Around 1900, William Wallace Bass, an Easterner who had come to the arid Southwest for his health (upon first seeing the Grand Canyon, he said, "It nearly scared me to death."), put his money on attracting tourists to the region around Powell Plateau.

He built a camp across from the plateau on the South Rim; cobbled together old Indian and prospector paths into the first cross-canyon route passable by horses, now the national park's tough North and South Bass trails; and put a ferry boat in the river to take visitors across the Colorado to another camp underneath the plateau.

He knew in his gut that this was the heart of the canyon. But in 1901, the Grand Canyon Railway reached the head of Bright Angel Trail on the South Rim, 30 miles east, putting Bass out of business.


I flew, and John drove his old Toyota 4Runner loaded with gear, from L.A. to Las Vegas, a good staging point for trips into the canyon lands of Utah and Arizona. He has logged 245,000 chassis-battering miles in that vehicle, and I don't trust it. So I rented an SUV at the airport, where John met me.

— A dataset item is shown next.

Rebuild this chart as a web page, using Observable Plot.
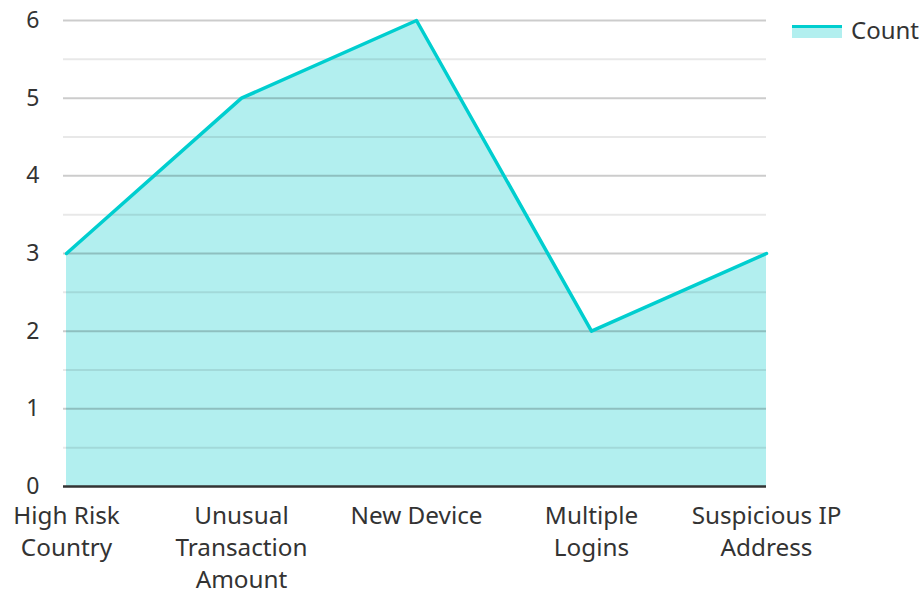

When the woman at the rental check-in counter said we could upgrade to a Hummer for $10 a day more, John's ears got as big as a mule deer's. Driving a Hummer on an abominable dirt road is the stuff of his fantasies, and the price was unbeatable.

So we began our Powell Plateau adventure like a pair of rap stars, cruising down the Vegas Strip in an H3.

Early the next morning, we were on our way to St. George, Utah, where we would turn east toward the North Rim, with the Vermilion Cliffs at one shoulder and the Arizona Strip (the part of the state north of the canyon) at the other.

John kept telling me to drive faster or we would never make it to the plateau by dark. The rest of the time, he played with the H3's accessories -- heated seats, satellite radio and a GPS unit that didn't include the town of Jacob Lake, Ariz., where North Rim visitors turn south to Grand Canyon National Park.